* BEGIN *
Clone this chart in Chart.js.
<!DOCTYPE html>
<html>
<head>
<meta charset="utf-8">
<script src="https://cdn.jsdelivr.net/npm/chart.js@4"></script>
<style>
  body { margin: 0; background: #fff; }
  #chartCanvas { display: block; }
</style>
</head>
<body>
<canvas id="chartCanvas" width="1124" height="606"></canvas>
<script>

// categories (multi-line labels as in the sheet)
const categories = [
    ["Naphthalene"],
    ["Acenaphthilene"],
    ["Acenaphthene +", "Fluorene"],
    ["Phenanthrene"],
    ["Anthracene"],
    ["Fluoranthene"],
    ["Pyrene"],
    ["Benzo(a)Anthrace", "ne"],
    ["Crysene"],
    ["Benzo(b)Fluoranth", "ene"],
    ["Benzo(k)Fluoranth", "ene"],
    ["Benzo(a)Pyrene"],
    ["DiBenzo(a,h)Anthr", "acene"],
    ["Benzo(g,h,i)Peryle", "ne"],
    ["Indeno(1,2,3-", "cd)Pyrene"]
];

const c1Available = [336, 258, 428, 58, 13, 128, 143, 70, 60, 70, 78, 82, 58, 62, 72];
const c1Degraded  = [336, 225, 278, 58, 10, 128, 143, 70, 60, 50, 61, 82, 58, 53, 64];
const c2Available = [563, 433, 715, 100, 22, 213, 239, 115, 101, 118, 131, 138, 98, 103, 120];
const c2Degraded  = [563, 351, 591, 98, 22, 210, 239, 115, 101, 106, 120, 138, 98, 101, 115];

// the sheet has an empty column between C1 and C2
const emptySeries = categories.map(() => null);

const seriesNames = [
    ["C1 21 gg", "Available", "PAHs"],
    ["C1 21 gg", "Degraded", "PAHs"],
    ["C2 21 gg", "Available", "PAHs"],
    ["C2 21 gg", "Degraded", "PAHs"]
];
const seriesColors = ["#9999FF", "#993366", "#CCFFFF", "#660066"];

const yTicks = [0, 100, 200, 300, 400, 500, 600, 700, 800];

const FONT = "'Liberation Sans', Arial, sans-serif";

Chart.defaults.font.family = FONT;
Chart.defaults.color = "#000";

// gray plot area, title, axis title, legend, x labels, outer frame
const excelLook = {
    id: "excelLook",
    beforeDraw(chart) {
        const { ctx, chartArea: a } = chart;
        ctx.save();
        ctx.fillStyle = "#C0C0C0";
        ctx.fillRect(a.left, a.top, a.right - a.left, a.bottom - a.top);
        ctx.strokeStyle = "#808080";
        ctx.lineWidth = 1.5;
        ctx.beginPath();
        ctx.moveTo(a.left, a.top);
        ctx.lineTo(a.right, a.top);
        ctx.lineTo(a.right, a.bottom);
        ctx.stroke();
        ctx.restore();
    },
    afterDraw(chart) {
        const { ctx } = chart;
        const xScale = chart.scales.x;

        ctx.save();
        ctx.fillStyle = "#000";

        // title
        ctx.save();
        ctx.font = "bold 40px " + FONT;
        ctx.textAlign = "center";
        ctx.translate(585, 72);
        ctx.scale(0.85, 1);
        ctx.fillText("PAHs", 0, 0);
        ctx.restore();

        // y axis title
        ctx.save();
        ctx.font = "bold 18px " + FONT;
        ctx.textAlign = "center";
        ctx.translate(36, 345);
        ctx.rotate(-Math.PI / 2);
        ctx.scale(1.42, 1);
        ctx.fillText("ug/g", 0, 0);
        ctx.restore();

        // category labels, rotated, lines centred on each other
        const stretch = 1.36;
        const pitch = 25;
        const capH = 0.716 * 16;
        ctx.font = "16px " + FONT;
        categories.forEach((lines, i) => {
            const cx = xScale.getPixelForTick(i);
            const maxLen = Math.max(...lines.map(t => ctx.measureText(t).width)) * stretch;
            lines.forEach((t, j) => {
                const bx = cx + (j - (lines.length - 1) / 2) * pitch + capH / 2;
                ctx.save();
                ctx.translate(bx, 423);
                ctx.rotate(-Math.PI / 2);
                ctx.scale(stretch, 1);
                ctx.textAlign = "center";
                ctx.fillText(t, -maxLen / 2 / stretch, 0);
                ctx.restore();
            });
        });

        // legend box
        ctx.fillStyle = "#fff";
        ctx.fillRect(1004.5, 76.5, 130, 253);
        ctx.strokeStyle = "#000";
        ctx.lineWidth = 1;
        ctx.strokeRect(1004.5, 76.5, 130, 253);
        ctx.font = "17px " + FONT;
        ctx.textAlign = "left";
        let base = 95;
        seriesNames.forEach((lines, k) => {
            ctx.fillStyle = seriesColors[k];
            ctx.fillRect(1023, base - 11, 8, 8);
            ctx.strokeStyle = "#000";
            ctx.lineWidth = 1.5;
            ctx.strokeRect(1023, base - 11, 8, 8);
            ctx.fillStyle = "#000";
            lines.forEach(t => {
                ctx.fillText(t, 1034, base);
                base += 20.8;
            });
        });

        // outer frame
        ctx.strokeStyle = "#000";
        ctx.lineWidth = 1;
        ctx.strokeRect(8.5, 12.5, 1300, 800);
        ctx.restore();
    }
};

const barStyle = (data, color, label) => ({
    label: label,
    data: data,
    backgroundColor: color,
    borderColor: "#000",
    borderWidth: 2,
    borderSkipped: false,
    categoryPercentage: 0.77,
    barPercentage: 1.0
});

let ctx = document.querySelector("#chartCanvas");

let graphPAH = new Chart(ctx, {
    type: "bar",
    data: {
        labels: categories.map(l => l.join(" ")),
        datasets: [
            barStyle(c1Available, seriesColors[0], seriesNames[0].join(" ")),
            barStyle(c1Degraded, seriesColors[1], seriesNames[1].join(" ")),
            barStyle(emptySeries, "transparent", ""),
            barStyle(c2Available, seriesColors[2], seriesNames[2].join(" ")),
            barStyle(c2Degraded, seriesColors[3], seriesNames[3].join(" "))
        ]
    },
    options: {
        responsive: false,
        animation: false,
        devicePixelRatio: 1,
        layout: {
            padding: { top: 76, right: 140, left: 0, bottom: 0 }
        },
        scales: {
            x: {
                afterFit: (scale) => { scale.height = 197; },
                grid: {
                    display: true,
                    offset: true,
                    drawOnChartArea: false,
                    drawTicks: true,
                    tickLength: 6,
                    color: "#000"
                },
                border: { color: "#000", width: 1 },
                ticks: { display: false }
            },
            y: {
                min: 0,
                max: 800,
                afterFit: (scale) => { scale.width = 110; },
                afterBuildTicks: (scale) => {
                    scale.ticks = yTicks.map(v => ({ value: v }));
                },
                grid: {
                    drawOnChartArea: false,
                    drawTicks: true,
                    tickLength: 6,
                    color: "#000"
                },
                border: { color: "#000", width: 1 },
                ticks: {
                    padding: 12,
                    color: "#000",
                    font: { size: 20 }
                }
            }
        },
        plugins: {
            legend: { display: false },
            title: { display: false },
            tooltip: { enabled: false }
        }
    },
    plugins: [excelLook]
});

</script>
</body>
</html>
* END *
* BEGIN *
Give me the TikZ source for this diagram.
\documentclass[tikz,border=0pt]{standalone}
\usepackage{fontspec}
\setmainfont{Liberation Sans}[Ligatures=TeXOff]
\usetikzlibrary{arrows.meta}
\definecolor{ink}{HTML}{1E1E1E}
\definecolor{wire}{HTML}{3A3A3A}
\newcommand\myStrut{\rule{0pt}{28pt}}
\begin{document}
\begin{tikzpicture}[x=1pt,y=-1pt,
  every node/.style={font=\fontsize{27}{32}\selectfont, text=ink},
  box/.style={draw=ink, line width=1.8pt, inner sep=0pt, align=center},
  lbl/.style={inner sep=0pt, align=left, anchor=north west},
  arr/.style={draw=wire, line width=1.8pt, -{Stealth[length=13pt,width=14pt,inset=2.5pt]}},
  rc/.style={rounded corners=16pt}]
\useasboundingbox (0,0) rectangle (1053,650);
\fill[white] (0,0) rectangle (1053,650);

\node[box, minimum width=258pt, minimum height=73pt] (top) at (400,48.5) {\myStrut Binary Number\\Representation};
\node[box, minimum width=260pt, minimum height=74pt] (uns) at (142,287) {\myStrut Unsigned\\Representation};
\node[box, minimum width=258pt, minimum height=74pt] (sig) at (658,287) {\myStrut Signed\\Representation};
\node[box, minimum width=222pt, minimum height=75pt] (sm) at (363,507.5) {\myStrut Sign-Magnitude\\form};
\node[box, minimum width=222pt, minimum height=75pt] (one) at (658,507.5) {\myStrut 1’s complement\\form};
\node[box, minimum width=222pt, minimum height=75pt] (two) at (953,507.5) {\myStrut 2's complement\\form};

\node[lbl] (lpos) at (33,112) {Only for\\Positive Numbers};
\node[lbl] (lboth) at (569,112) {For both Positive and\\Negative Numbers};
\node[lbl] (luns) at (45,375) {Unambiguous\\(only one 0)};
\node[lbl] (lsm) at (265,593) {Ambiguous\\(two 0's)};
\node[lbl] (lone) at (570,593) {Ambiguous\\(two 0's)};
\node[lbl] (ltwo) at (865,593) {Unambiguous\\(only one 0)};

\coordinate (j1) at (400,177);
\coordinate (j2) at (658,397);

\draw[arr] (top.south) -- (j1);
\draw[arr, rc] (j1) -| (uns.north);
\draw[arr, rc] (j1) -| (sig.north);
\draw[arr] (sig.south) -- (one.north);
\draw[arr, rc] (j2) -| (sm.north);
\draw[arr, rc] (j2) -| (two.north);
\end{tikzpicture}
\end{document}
* END *
* BEGIN *
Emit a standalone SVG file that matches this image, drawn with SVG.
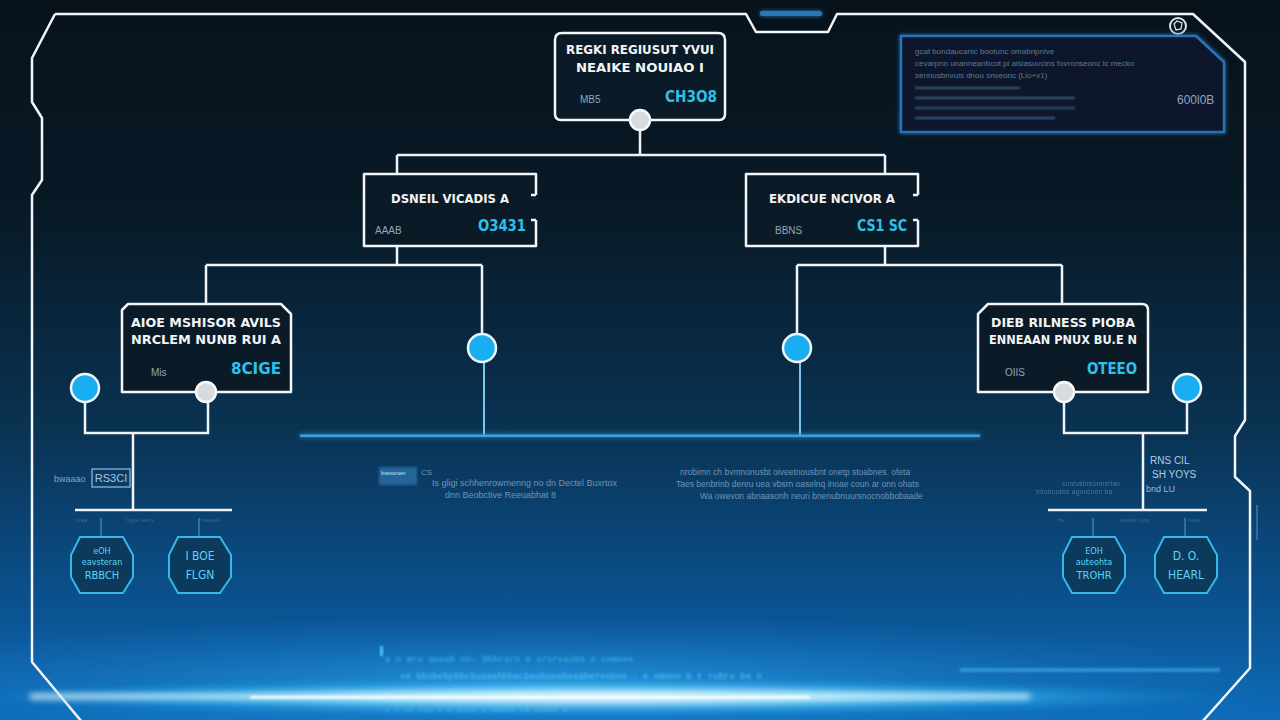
* END *
Give the number of lines in the records that contain the string "this", with no other output.

3